• Task material:
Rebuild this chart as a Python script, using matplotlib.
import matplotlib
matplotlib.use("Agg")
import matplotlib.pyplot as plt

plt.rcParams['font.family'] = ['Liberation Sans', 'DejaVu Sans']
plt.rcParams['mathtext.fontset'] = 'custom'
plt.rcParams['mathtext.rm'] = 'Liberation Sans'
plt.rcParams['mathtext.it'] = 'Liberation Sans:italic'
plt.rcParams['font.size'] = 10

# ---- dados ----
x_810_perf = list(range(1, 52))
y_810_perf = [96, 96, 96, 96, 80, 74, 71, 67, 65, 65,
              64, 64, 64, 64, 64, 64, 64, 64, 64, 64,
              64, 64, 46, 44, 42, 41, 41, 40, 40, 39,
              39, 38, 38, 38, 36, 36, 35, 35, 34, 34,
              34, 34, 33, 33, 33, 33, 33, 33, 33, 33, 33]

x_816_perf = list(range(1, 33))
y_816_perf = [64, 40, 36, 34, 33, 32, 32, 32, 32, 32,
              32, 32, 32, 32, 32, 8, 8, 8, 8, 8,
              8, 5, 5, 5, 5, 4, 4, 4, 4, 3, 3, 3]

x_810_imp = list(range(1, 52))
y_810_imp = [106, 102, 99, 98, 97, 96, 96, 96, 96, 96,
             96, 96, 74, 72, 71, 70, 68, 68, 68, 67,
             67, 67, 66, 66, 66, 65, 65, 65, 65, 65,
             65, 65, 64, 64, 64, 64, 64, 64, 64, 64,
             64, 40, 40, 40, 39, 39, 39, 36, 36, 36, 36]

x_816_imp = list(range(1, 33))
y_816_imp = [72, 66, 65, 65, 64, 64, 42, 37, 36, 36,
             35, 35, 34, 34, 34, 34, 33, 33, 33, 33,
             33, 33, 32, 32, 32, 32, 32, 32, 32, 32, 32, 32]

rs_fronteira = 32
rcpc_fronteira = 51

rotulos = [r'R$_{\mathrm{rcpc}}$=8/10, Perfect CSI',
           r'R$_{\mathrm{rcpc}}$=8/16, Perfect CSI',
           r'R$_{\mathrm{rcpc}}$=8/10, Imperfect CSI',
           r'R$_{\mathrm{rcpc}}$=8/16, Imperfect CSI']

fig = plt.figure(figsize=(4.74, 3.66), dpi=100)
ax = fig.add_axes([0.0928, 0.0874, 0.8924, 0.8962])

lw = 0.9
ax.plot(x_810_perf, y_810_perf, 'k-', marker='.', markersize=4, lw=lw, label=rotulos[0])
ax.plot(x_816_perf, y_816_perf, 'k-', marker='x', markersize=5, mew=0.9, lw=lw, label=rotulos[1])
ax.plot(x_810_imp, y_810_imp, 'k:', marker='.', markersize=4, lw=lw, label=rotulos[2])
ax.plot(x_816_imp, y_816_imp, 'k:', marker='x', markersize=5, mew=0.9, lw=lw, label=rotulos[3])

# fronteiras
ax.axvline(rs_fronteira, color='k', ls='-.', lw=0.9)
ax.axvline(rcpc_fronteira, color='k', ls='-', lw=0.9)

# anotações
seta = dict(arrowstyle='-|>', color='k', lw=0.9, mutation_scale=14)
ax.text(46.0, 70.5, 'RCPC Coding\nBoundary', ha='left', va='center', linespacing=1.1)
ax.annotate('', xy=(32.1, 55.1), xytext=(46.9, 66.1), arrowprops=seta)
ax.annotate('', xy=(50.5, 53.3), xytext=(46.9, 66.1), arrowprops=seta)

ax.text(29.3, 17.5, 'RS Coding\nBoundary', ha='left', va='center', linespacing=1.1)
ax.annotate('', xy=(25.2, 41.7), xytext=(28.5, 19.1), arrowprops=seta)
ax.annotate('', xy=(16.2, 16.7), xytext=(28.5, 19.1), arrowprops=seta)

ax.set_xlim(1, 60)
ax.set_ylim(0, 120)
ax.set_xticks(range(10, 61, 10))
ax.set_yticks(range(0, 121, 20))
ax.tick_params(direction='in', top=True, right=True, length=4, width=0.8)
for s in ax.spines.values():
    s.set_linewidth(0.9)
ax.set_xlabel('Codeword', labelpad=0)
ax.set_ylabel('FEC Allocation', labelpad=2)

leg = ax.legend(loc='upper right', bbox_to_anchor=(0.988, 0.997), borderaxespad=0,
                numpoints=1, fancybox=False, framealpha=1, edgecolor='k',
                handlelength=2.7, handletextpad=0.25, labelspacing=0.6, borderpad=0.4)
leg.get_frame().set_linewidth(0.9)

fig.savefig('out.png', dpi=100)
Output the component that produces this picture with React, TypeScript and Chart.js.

• The problem: Each record above should be output again exactly.

• Result of this exercise:
Rebuild this chart as a Python script, using matplotlib.
import matplotlib
matplotlib.use("Agg")
import matplotlib.pyplot as plt

plt.rcParams['font.family'] = ['Liberation Sans', 'DejaVu Sans']
plt.rcParams['mathtext.fontset'] = 'custom'
plt.rcParams['mathtext.rm'] = 'Liberation Sans'
plt.rcParams['mathtext.it'] = 'Liberation Sans:italic'
plt.rcParams['font.size'] = 10

# ---- dados ----
x_810_perf = list(range(1, 52))
y_810_perf = [96, 96, 96, 96, 80, 74, 71, 67, 65, 65,
              64, 64, 64, 64, 64, 64, 64, 64, 64, 64,
              64, 64, 46, 44, 42, 41, 41, 40, 40, 39,
              39, 38, 38, 38, 36, 36, 35, 35, 34, 34,
              34, 34, 33, 33, 33, 33, 33, 33, 33, 33, 33]

x_816_perf = list(range(1, 33))
y_816_perf = [64, 40, 36, 34, 33, 32, 32, 32, 32, 32,
              32, 32, 32, 32, 32, 8, 8, 8, 8, 8,
              8, 5, 5, 5, 5, 4, 4, 4, 4, 3, 3, 3]

x_810_imp = list(range(1, 52))
y_810_imp = [106, 102, 99, 98, 97, 96, 96, 96, 96, 96,
             96, 96, 74, 72, 71, 70, 68, 68, 68, 67,
             67, 67, 66, 66, 66, 65, 65, 65, 65, 65,
             65, 65, 64, 64, 64, 64, 64, 64, 64, 64,
             64, 40, 40, 40, 39, 39, 39, 36, 36, 36, 36]

x_816_imp = list(range(1, 33))
y_816_imp = [72, 66, 65, 65, 64, 64, 42, 37, 36, 36,
             35, 35, 34, 34, 34, 34, 33, 33, 33, 33,
             33, 33, 32, 32, 32, 32, 32, 32, 32, 32, 32, 32]

rs_fronteira = 32
rcpc_fronteira = 51

rotulos = [r'R$_{\mathrm{rcpc}}$=8/10, Perfect CSI',
           r'R$_{\mathrm{rcpc}}$=8/16, Perfect CSI',
           r'R$_{\mathrm{rcpc}}$=8/10, Imperfect CSI',
           r'R$_{\mathrm{rcpc}}$=8/16, Imperfect CSI']

fig = plt.figure(figsize=(4.74, 3.66), dpi=100)
ax = fig.add_axes([0.0928, 0.0874, 0.8924, 0.8962])

lw = 0.9
ax.plot(x_810_perf, y_810_perf, 'k-', marker='.', markersize=4, lw=lw, label=rotulos[0])
ax.plot(x_816_perf, y_816_perf, 'k-', marker='x', markersize=5, mew=0.9, lw=lw, label=rotulos[1])
ax.plot(x_810_imp, y_810_imp, 'k:', marker='.', markersize=4, lw=lw, label=rotulos[2])
ax.plot(x_816_imp, y_816_imp, 'k:', marker='x', markersize=5, mew=0.9, lw=lw, label=rotulos[3])

# fronteiras
ax.axvline(rs_fronteira, color='k', ls='-.', lw=0.9)
ax.axvline(rcpc_fronteira, color='k', ls='-', lw=0.9)

# anotações
seta = dict(arrowstyle='-|>', color='k', lw=0.9, mutation_scale=14)
ax.text(46.0, 70.5, 'RCPC Coding\nBoundary', ha='left', va='center', linespacing=1.1)
ax.annotate('', xy=(32.1, 55.1), xytext=(46.9, 66.1), arrowprops=seta)
ax.annotate('', xy=(50.5, 53.3), xytext=(46.9, 66.1), arrowprops=seta)

ax.text(29.3, 17.5, 'RS Coding\nBoundary', ha='left', va='center', linespacing=1.1)
ax.annotate('', xy=(25.2, 41.7), xytext=(28.5, 19.1), arrowprops=seta)
ax.annotate('', xy=(16.2, 16.7), xytext=(28.5, 19.1), arrowprops=seta)

ax.set_xlim(1, 60)
ax.set_ylim(0, 120)
ax.set_xticks(range(10, 61, 10))
ax.set_yticks(range(0, 121, 20))
ax.tick_params(direction='in', top=True, right=True, length=4, width=0.8)
for s in ax.spines.values():
    s.set_linewidth(0.9)
ax.set_xlabel('Codeword', labelpad=0)
ax.set_ylabel('FEC Allocation', labelpad=2)

leg = ax.legend(loc='upper right', bbox_to_anchor=(0.988, 0.997), borderaxespad=0,
                numpoints=1, fancybox=False, framealpha=1, edgecolor='k',
                handlelength=2.7, handletextpad=0.25, labelspacing=0.6, borderpad=0.4)
leg.get_frame().set_linewidth(0.9)

fig.savefig('out.png', dpi=100)
Output the component that produces this picture with React, TypeScript and Chart.js.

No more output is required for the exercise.